Choice options cascade down from the higher-order choices. These should set the context for and constrain (help in defining) lower-order choices.

Choices become inter-related and need to fit context and constraints from this higher-level. If there is difficulty in the fit, then the higher order needs urgently revisiting, hence the cascading effect is a constant, dynamic two-way flow.

Today, if we recognize change is a constant, flowing and rapidly changing part of how we do business, by having in place this choice cascading model you can unfreeze part of a strategy that is not ‘aligning’ with a changing world. It makes the decision-making process more dynamic and allows for greater contribution to strategic choices and the innovation process can equally respond and align on a far quicker, adaptive path.

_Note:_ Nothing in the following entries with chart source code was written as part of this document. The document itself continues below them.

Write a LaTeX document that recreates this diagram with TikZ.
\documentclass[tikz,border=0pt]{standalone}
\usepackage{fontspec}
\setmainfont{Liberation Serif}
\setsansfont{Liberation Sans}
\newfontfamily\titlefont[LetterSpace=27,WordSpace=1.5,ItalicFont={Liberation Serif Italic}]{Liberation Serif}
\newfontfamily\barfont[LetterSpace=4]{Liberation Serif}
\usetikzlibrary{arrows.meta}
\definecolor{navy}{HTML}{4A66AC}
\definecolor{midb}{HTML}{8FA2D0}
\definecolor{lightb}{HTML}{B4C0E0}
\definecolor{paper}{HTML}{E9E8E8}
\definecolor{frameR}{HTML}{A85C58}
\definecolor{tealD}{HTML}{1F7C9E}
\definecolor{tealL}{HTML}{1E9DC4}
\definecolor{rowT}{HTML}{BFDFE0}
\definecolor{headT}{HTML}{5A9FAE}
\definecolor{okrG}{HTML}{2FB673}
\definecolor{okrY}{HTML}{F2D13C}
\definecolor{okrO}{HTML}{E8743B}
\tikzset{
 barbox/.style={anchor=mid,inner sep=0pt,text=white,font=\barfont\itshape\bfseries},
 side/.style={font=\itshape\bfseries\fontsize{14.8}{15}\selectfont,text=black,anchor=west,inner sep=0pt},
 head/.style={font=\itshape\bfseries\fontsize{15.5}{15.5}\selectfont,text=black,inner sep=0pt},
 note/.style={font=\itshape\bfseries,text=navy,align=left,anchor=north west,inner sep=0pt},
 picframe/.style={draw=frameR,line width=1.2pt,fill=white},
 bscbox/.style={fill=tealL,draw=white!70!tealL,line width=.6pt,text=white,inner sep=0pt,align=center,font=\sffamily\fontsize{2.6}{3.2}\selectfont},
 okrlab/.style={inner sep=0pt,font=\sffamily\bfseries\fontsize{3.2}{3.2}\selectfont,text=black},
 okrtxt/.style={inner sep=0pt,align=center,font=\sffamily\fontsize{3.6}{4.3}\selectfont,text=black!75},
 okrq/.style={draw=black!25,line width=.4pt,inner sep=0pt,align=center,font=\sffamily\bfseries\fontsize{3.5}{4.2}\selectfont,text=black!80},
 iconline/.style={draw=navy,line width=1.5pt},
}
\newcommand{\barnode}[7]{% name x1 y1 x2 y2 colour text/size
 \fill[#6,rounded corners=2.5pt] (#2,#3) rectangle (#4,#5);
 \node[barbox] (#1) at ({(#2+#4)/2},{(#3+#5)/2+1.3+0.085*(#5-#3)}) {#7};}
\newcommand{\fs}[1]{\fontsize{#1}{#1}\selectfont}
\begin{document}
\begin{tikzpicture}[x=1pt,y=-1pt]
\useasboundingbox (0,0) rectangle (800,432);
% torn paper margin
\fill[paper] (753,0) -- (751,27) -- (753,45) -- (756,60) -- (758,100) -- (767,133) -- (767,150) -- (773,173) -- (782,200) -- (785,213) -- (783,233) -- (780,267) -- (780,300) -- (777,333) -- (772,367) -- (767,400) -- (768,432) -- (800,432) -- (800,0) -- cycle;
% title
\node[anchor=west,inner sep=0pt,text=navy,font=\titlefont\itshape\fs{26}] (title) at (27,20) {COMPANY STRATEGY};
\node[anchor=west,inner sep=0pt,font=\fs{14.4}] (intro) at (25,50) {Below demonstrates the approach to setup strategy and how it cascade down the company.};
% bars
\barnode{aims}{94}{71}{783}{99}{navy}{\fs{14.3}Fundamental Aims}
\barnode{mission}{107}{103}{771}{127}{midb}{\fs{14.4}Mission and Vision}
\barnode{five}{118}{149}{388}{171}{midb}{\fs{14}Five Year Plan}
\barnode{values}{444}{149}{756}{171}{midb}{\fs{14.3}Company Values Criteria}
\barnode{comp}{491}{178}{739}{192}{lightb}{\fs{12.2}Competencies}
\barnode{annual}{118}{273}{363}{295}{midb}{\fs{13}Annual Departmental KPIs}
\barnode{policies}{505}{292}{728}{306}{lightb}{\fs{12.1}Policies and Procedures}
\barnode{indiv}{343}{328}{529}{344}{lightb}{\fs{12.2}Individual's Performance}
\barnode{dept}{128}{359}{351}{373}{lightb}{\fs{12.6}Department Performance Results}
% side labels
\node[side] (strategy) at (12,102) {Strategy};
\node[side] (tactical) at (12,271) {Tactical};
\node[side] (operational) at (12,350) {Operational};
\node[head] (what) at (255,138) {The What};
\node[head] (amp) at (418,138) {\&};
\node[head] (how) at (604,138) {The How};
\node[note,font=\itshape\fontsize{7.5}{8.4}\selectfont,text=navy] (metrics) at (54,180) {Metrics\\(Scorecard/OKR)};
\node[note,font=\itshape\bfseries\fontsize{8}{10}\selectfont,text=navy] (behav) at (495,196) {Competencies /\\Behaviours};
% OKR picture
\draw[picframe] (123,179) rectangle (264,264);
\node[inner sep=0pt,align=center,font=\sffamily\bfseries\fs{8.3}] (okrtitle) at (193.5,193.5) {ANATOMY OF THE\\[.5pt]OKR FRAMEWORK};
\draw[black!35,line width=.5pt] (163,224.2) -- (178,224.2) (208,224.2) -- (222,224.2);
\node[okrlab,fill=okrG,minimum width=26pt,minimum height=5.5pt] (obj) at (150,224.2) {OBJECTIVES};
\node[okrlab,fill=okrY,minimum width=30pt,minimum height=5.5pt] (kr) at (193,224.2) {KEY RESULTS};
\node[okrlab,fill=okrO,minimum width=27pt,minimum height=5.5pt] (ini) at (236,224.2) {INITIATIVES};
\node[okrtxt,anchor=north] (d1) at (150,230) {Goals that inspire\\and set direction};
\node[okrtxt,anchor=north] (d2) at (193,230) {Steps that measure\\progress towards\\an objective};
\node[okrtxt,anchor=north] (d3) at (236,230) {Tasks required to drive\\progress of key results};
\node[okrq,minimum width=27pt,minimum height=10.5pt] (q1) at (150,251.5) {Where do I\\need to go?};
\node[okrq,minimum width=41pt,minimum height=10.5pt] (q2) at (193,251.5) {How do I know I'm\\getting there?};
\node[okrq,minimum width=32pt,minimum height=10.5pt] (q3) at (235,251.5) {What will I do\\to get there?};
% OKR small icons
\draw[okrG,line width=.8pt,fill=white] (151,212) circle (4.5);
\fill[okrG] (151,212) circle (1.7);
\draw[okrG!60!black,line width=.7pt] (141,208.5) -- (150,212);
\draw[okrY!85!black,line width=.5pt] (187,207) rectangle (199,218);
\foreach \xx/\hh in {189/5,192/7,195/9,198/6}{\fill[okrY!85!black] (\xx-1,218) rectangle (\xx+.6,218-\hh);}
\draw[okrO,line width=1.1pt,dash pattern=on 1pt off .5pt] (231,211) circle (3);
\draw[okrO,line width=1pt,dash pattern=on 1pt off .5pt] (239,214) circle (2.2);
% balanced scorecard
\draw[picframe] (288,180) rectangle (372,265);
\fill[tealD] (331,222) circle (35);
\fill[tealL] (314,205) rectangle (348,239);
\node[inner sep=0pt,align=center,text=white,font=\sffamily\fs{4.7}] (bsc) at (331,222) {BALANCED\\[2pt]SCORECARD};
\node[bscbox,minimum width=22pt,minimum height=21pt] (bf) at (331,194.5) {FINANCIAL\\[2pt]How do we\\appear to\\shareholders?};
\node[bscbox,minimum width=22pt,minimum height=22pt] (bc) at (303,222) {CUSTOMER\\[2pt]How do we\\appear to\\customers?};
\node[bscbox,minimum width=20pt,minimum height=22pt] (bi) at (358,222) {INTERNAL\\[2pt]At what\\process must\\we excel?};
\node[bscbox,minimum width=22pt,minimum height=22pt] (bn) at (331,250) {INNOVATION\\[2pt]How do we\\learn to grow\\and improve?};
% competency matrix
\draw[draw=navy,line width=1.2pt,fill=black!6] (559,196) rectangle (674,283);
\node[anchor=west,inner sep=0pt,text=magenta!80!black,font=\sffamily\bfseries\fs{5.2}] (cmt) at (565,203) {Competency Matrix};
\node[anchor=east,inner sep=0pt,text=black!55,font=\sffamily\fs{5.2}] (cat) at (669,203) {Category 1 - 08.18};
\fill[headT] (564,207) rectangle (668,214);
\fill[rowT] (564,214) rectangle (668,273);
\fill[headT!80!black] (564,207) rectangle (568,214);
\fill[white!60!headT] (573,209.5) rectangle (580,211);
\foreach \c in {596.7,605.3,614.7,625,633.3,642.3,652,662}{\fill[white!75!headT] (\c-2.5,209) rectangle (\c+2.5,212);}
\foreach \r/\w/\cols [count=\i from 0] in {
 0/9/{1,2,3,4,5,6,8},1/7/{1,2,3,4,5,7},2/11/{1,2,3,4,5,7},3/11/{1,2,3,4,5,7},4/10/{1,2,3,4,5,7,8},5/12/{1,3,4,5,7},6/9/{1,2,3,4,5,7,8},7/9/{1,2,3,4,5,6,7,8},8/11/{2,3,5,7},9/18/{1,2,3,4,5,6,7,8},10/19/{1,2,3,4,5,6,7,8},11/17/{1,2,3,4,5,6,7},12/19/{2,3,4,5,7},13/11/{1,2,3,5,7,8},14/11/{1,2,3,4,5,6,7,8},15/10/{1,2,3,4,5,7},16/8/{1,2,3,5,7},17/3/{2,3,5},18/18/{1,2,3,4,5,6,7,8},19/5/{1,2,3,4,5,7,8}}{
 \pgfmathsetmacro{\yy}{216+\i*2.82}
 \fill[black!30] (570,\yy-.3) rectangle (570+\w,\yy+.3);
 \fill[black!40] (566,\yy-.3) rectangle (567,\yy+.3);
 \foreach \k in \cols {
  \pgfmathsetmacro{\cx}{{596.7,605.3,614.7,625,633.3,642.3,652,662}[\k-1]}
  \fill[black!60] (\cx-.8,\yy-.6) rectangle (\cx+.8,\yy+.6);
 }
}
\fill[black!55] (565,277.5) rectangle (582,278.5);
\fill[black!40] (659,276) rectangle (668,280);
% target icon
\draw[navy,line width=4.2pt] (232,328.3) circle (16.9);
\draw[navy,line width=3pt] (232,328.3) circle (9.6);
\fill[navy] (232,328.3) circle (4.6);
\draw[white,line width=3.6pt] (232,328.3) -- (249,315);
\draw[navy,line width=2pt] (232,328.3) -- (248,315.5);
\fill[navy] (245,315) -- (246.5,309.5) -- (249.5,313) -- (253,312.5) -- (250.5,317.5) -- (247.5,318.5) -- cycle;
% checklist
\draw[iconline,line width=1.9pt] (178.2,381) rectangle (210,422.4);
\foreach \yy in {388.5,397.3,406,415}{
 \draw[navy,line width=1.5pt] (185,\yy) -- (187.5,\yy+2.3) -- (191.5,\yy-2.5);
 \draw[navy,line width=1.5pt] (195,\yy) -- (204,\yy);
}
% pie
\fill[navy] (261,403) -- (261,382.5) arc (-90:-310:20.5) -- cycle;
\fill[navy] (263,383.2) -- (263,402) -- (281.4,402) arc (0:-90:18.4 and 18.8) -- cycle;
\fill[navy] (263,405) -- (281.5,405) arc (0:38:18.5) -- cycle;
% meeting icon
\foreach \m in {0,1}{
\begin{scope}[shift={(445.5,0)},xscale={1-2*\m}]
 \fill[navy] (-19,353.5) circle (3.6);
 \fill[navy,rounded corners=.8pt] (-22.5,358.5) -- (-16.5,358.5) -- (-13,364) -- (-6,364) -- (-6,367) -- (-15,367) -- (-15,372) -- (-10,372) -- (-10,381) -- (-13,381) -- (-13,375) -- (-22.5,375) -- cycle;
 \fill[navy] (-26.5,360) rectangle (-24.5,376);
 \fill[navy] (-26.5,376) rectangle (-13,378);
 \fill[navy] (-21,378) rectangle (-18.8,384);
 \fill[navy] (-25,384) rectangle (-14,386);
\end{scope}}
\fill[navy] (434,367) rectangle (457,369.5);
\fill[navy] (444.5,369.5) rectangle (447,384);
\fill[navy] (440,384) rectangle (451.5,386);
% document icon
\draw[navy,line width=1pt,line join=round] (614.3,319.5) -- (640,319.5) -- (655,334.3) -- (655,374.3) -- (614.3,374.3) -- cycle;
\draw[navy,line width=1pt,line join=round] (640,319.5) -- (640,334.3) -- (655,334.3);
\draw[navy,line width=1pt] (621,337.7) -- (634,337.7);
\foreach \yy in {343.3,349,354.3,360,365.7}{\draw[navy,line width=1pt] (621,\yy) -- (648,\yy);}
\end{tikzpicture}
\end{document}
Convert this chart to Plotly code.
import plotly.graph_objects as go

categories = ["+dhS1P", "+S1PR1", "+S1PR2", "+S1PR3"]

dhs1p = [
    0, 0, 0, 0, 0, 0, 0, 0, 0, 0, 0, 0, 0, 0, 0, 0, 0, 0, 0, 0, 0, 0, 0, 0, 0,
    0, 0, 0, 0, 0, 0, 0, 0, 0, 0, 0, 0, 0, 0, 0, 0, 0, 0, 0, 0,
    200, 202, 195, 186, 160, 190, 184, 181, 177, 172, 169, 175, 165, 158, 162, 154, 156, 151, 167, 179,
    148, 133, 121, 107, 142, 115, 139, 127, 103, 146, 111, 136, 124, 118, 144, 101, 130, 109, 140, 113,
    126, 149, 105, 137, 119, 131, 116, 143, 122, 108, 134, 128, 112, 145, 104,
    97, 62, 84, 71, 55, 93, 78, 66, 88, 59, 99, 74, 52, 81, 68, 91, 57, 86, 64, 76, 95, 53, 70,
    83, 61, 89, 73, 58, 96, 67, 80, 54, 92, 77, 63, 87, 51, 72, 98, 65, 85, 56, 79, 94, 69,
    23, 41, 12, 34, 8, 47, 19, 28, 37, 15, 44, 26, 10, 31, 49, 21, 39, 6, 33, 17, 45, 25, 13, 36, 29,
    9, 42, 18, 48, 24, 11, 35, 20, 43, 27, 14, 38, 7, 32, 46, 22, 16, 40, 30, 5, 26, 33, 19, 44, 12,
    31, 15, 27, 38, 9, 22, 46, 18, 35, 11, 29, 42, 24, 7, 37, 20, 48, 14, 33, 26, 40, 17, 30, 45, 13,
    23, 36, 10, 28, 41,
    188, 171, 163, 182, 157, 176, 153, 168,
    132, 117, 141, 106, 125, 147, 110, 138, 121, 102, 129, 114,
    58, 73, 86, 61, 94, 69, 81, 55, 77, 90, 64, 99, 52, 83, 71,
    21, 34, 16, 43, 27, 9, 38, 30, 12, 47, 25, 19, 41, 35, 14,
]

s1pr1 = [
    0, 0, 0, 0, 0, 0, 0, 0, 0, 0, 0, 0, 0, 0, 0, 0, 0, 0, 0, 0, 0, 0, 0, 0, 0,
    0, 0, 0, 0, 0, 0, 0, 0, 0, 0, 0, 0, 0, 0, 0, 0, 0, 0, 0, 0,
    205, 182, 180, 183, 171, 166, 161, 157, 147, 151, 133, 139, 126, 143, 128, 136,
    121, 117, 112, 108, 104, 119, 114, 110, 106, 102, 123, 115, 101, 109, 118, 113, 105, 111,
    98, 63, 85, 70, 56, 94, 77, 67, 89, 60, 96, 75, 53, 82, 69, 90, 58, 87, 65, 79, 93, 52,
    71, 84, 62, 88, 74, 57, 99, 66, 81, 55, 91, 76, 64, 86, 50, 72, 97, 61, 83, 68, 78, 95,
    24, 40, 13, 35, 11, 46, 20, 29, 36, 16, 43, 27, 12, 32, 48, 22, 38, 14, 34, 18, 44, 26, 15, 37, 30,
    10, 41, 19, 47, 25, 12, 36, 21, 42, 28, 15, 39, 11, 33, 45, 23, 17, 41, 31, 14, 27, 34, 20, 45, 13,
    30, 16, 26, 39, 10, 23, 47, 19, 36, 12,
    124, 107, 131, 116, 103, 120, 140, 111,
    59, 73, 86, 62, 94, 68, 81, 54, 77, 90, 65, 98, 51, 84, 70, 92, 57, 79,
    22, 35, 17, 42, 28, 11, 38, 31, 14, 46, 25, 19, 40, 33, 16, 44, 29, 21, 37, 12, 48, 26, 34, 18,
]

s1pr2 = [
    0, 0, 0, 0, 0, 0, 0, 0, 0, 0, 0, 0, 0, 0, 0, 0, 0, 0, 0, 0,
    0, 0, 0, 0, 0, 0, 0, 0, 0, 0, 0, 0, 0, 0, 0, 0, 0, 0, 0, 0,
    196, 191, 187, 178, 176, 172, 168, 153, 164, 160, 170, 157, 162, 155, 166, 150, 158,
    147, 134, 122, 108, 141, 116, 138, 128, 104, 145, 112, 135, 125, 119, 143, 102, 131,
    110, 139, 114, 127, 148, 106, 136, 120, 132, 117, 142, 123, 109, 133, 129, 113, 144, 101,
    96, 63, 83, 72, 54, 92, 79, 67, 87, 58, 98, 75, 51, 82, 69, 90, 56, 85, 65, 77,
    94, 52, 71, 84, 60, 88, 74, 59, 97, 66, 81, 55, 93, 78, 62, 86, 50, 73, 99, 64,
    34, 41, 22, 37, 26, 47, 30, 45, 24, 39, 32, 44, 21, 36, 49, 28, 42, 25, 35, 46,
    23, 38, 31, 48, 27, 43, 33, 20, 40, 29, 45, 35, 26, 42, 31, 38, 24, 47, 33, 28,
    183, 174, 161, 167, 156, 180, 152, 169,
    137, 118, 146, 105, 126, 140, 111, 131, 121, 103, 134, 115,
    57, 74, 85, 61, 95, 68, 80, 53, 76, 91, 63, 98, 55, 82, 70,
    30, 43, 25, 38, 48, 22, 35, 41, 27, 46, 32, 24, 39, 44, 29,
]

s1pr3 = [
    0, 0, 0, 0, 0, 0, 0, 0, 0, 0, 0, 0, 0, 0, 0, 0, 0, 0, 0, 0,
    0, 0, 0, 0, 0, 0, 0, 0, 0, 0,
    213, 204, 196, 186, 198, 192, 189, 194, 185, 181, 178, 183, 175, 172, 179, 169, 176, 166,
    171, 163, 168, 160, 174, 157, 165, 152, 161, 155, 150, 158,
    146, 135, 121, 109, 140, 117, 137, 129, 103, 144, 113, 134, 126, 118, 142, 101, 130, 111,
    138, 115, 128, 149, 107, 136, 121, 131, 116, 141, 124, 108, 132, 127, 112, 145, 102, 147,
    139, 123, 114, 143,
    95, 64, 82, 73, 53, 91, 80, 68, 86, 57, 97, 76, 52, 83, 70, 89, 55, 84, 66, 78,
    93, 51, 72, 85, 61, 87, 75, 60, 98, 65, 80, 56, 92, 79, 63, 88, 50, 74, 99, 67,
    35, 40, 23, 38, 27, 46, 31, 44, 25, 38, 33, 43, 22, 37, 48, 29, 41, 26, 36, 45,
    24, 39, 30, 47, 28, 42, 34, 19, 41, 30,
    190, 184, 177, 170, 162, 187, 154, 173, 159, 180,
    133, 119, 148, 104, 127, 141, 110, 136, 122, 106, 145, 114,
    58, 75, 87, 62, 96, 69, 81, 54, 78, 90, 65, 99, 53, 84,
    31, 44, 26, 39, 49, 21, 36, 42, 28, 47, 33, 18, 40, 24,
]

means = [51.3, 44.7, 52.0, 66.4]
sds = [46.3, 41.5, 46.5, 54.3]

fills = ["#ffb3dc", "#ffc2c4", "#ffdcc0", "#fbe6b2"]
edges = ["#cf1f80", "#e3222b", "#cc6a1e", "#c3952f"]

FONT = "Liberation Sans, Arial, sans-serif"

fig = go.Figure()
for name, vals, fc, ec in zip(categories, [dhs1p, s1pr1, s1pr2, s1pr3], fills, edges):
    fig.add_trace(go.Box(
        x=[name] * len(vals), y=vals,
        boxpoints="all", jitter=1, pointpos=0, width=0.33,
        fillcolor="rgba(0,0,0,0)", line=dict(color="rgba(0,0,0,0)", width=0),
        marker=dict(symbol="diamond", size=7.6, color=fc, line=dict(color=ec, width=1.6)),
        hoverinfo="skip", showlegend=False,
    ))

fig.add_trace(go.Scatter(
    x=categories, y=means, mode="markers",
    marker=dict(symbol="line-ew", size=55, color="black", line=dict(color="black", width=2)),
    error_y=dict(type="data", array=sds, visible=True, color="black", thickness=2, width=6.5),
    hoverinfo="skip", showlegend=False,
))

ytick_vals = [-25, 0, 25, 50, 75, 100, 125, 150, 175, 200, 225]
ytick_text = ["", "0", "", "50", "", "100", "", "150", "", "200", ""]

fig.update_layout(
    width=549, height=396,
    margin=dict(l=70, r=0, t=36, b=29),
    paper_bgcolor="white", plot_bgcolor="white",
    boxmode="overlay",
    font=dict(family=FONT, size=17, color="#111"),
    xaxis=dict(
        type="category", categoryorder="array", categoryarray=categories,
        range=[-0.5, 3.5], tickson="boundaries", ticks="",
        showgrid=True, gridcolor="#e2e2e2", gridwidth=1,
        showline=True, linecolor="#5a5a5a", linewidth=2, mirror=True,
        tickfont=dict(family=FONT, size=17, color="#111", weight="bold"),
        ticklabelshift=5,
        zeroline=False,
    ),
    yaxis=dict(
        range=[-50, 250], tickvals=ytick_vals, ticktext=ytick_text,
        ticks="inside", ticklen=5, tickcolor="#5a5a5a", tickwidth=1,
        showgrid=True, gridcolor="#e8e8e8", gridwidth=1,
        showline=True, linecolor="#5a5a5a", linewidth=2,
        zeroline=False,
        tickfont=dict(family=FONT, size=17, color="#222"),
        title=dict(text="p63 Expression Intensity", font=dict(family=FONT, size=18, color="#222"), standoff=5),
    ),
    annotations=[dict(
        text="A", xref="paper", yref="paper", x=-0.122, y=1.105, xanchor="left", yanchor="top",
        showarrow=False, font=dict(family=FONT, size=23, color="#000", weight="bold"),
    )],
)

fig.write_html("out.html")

Choice-cascade needs structure and operating principles

Choice makers within this model need to be explicit in the why:

  1. Explain the choice that has been made and the explicit rationale behind it
  2. Explicitly identify the next downstream choice to make it a joint venture
  3. Assist in making the downstream choice happen explicitly
  4. Commit to revisiting and modifying the choice based on explicit downstream feedback

To move towards choices that can outline desired outcomes and describe ways and means to achieve them allows for this alignment and flow of understanding.

A cascade must move in both directions

Water flows down but it is the  ‘pushing back’ provides this feedback cascade, where the real fate of change and realization resides is in recognition and ongoing dialogues. To cascade back, clarity or questioning needs a mechanism or process to return to the top. You gain alignment through this method of cascading both up and down organizations in deliberate ways. We are seeking this alignment constantly, it is the lightning rod that transmits the energy to gain fusion.

To encourage alignment, they need to be explicitly linked to key desired behaviors, determined by the needs of the individual organization. Alignment needs to equally map back to a high consistency in core values expected in practicing, as important. I would suggest a good innovation governance design significantly helps this. This is where building the innovation culture, the environment it works within and the climate that is encouraged prompts the dialogue, conversation, and engagement.

Underpinning this alignment within the Cascade’s design and identification, you equally build a ‘belief’ audit. Its aim is to uncover where alignment is achieved, misunderstood and equally highlights where it needs a better bridging mechanism and most importantly, where there is critical misalignment to be addressed at a higher level. This belief audit strengthens the choice-cascade model as it opens up the dialogue surrounding innovation and its strategic (or operational only) alignment.

How can innovation get squared away with strategy?

As I mentioned earlier it is getting innovation into this ‘choice mentality’ on where to play and what seems to be the real wins by providing as much understanding of the judgment of why it contributes to the strategic goals. You align it or ‘flag’ it. To get innovation to align you need to discuss a whole array of gaps. It needs dialogues, engagement and a clear, cohesive set of ‘shared’ objectives of what innovation can make a contribution and deliver a difference.

Clearly, if you lack this deep understanding of how the organization’s strategy was brought together, the thinking behind it, then innovation will often fall short in delivery, as it can’t have enough of the understanding to be aligned. Making hard choices is tied to aspirations of knowing where you want to place your bets, to win.

Often it is within the strategies lies the potential new spaces to play. Strategy informs innovation. It becomes the catalyst of where-to-play and how-to-win and with this, you are giving innovators a better chance to deliver back concepts for those hard choices to be made, designed around innovate concepts that align and feeds the strategic design with winning designs

Having a cascading model in place allows that essential ‘flow’ that connects innovation to strategy but more importantly becomes the connecting point for all within the organization to identify with and…..align too.